Premiums for both renters and homeowners insurance depend on location, coverage limits, and deductibles. Renters insurance is generally inexpensive, averaging $15 to $30 per month, while homeowners insurance costs range from $1,000 to $3,000 per year, depending on factors like crime rates and weather patterns. Insurers may offer discounts for security systems, bundling with auto insurance, or maintaining a claims-free history.

Disability Insurance

An unexpected injury or illness can disrupt your ability to earn an income, making disability insurance an important safeguard. Many assume employer-sponsored benefits or workers’ compensation will cover lost wages, but these options have limitations. Workers’ compensation only applies to job-related injuries, leaving gaps if an illness or accident occurs outside of work. Employer-provided disability insurance, if available, often replaces only a portion of income and may not be sufficient for long-term financial stability.

Individual disability insurance policies fill these gaps by offering coverage tailored to your needs. A key factor is whether a policy defines disability under an “own occupation” or “any occupation” standard. Own occupation policies provide benefits if you’re unable to perform your specific job, while any occupation policies only pay if you cannot work in any capacity. The difference can significantly impact eligibility for benefits, particularly for specialized professions requiring specific skills.

Life Insurance

While life insurance may not seem like an immediate priority after high school, securing a policy early can offer long-term financial advantages. Premiums are lower for younger, healthier individuals, making it more affordable to lock in coverage before rates increase with age or health changes. Additionally, if you have student loans with a co-signer, such as a parent, life insurance can help ensure they are not burdened with debt in the event of your passing.
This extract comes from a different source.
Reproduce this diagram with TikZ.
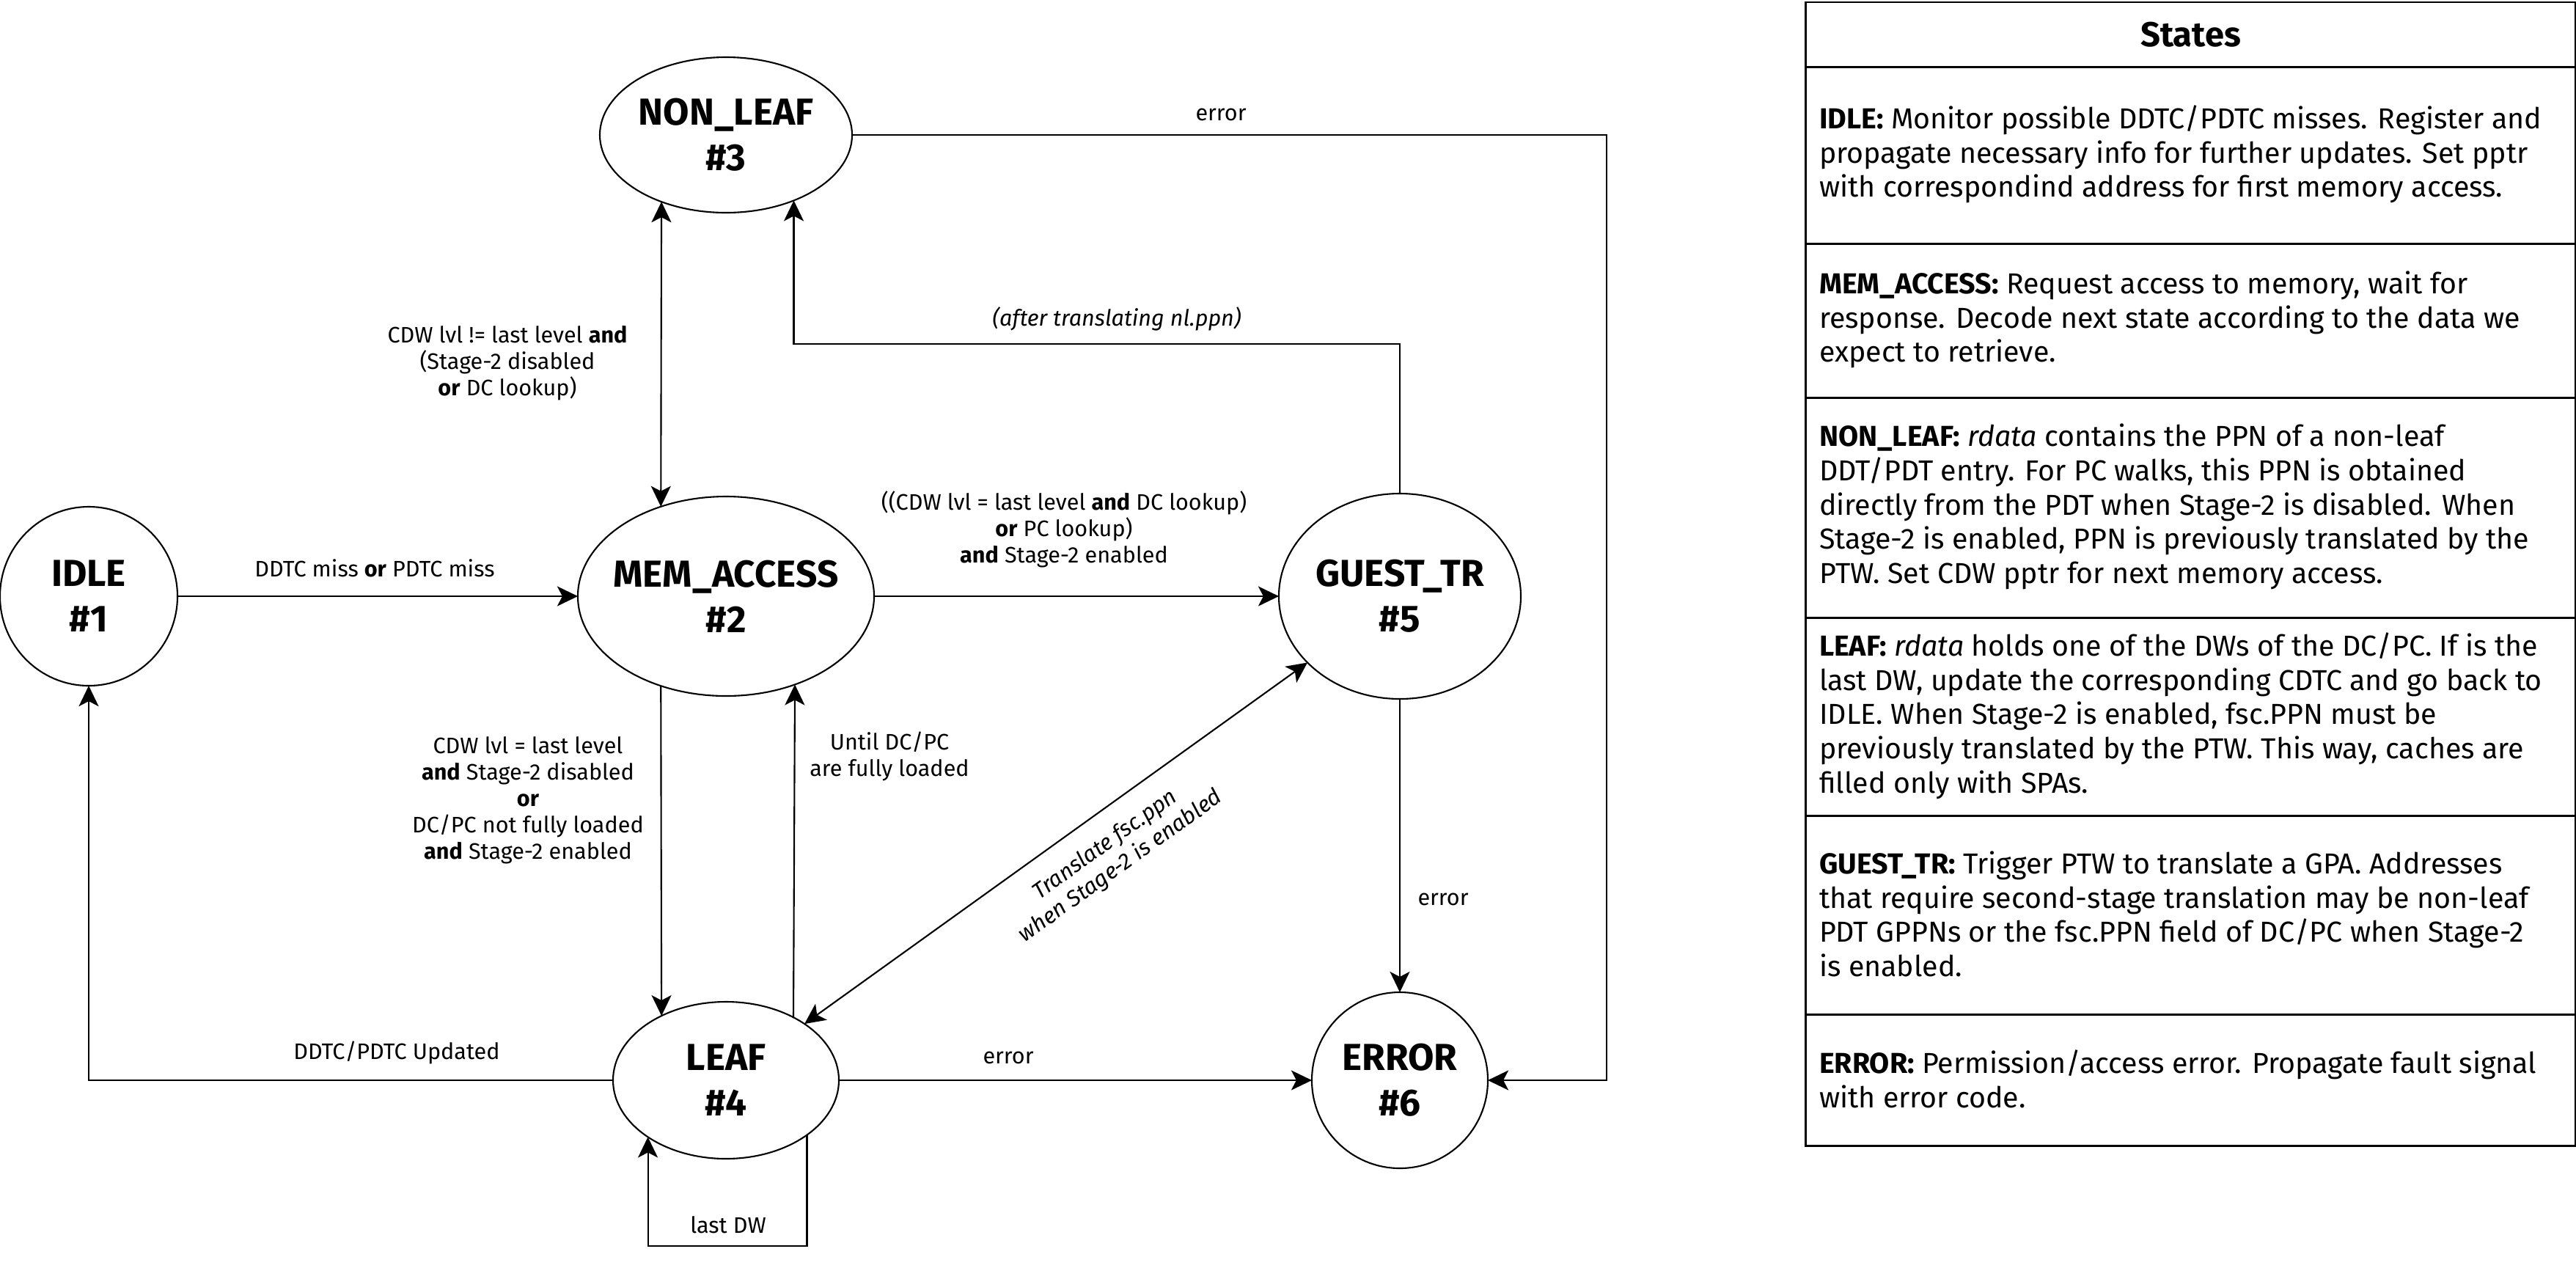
\documentclass[tikz,border=0pt]{standalone}
\usepackage{fontspec}
\setmainfont{Fira Sans}
\usetikzlibrary{arrows.meta,shapes.geometric}
\begin{document}
\begin{tikzpicture}[x=1cm,y=-1cm,
  >={Stealth[length=8pt,width=7.7pt,inset=2pt]},
  line width=0.6pt,
  st/.style={ellipse,draw,line width=0.6pt,inner sep=0pt,outer sep=0pt},
  stt/.style={font=\fontsize{14.6}{17.6}\selectfont\bfseries,align=center,inner sep=0pt},
  lbl/.style={font=\fontsize{8.7}{10.24}\selectfont,align=center,inner sep=0pt},
  rowbox/.style={draw,line width=0.85pt,rectangle,anchor=north west,minimum width=10.50cm,inner sep=0pt},
  rowtxt/.style={anchor=west,align=left,inner sep=0pt,font=\fontsize{11.2}{13.29}\selectfont},
]
\useasboundingbox (0,0) rectangle (35.13,17.28);

% states
\node[st,minimum width=2.42cm,minimum height=2.44cm] (idle) at (1.21,8.13) {};
\node[stt] (idle-t) at (idle) {IDLE\\\#1};
\node[st,minimum width=4.04cm,minimum height=2.72cm] (mem) at (9.90,8.13) {};
\node[stt] (mem-t) at (mem) {MEM\_ACCESS\\\#2};
\node[st,minimum width=3.44cm,minimum height=2.12cm] (nl) at (9.90,1.84) {};
\node[stt] (nl-t) at (nl) {NON\_LEAF\\\#3};
\node[st,minimum width=3.08cm,minimum height=2.14cm] (leaf) at (9.90,14.73) {};
\node[stt] (leaf-t) at (leaf) {LEAF\\\#4};
\node[st,minimum width=3.30cm,minimum height=2.80cm] (guest) at (19.09,8.13) {};
\node[stt] (guest-t) at (guest) {GUEST\_TR\\\#5};
\node[st,minimum width=2.40cm,minimum height=2.40cm] (err) at (19.09,14.73) {};
\node[stt] (err-t) at (err) {ERROR\\\#6};

% helper coordinates
\coordinate (c1) at (15.00,4.69);
\coordinate (c2) at (21.91,1.84);
\coordinate (lp) at (9.90,16.99);

% connectors
\draw[->] (idle) -- (mem);
\draw[<->] (mem.126.1) -- (nl.-134.5);
\draw[->] (mem.-126.1) -- (leaf.135.55);
\draw[->] (leaf.43.0) -- (mem.-52.8);
\draw[->] (guest.north) |- (c1) -| (nl.-44.2);
\draw[->] (nl.east) -- (c2) |- (err.east);
\draw[->] (mem) -- (guest);
\draw[<->] (leaf) -- (guest);
\draw[->] (guest) -- (err);
\draw[->] (leaf) -- (err);
\draw[->] (leaf.west) -| (idle.south);
\draw[->] (leaf.-34.7) |- (lp) -| (leaf.-144.8);

% labels
\node[lbl] (l-miss) at (5.11,7.75) {DDTC miss \textbf{or} PDTC miss};
\node[lbl] (l-nl) at (6.92,4.95) {CDW lvl != last level \textbf{and}\\(Stage-2 disabled\\\textbf{or} DC lookup)};
\node[lbl,font=\fontsize{8.7}{10.24}\selectfont\itshape] (l-after) at (15.23,4.35) {(after translating nl.ppn)};
\node[lbl] (l-err1) at (16.65,1.56) {error};
\node[lbl] (l-gt) at (14.51,7.22) {((CDW lvl = last level \textbf{and} DC lookup)\\\textbf{or} PC lookup)\\\textbf{and} Stage-2 enabled};
\node[lbl] (l-leaf) at (7.20,10.91) {CDW lvl = last level\\\textbf{and} Stage-2 disabled\\\textbf{or}\\DC/PC not fully loaded\\\textbf{and} Stage-2 enabled};
\node[lbl] (l-until) at (12.13,10.31) {Until DC/PC\\are fully loaded};
\node[lbl,font=\fontsize{8.7}{10.24}\selectfont\itshape,rotate=35.6] (l-diag) at (15.18,11.67) {Translate fsc.ppn\\when Stage-2 is enabled};
\node[lbl] (l-err2) at (19.68,12.26) {error};
\node[lbl] (l-err3) at (13.75,14.42) {error};
\node[lbl] (l-upd) at (5.41,14.35) {DDTC/PDTC Updated};
\node[lbl] (l-last) at (9.93,16.70) {last DW};

% table
\node[rowbox,minimum height=0.89cm] (r0) at (24.61,0.015) {};
\node[font=\fontsize{13.4}{16}\selectfont\bfseries,inner sep=0pt] (r0-t) at (r0) {States};
\node[rowbox,minimum height=2.41cm] (r1) at (24.61,0.90) {};
\node[rowtxt] (r1-t) at (24.80,2.105) {\textbf{IDLE:} Monitor possible DDTC/PDTC misses. Register and\\propagate necessary info for further updates. Set pptr\\with correspondind address for first memory access.};
\node[rowbox,minimum height=2.10cm] (r2) at (24.61,3.31) {};
\node[rowtxt] (r2-t) at (24.80,4.36) {\textbf{MEM\_ACCESS:} Request access to memory, wait for\\response. Decode next state according to the data we\\expect to retrieve.};
\node[rowbox,minimum height=3.00cm] (r3) at (24.61,5.41) {};
\node[rowtxt] (r3-t) at (24.80,6.91) {\textbf{NON\_LEAF:} \textit{rdata} contains the PPN of a non-leaf\\DDT/PDT entry. For PC walks, this PPN is obtained\\directly from the PDT when Stage-2 is disabled. When\\Stage-2 is enabled, PPN is previously translated by the\\PTW. Set CDW pptr for next memory access.};
\node[rowbox,minimum height=2.70cm] (r4) at (24.61,8.41) {};
\node[rowtxt] (r4-t) at (24.80,9.76) {\textbf{LEAF:} \textit{rdata} holds one of the DWs of the DC/PC. If is the\\last DW, update the corresponding CDTC and go back to\\IDLE. When Stage-2 is enabled, fsc.PPN must be\\previously translated by the PTW. This way, caches are\\filled only with SPAs.};
\node[rowbox,minimum height=2.71cm] (r5) at (24.61,11.11) {};
\node[rowtxt] (r5-t) at (24.80,12.465) {\textbf{GUEST\_TR:} Trigger PTW to translate a GPA. Addresses\\that require second-stage translation may be non-leaf\\PDT GPPNs or the fsc.PPN field of DC/PC when Stage-2\\is enabled.};
\node[rowbox,minimum height=1.79cm] (r6) at (24.61,13.82) {};
\node[rowtxt] (r6-t) at (24.80,14.715) {\textbf{ERROR:} Permission/access error. Propagate fault signal\\with error code.};
\end{tikzpicture}
\end{document}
There are two main types of life insurance: term and permanent. Term life insurance provides coverage for a specific period, usually 10 to 30 years, and is the most affordable option. It pays a death benefit if the policyholder passes away during the term but does not accumulate cash value. Permanent life insurance, which includes whole and universal policies, remains in effect for a lifetime as long as premiums are paid. These policies build cash value over time, which can be borrowed against or used for future financial needs. While permanent policies offer additional benefits, they come with significantly higher premiums compared to term coverage.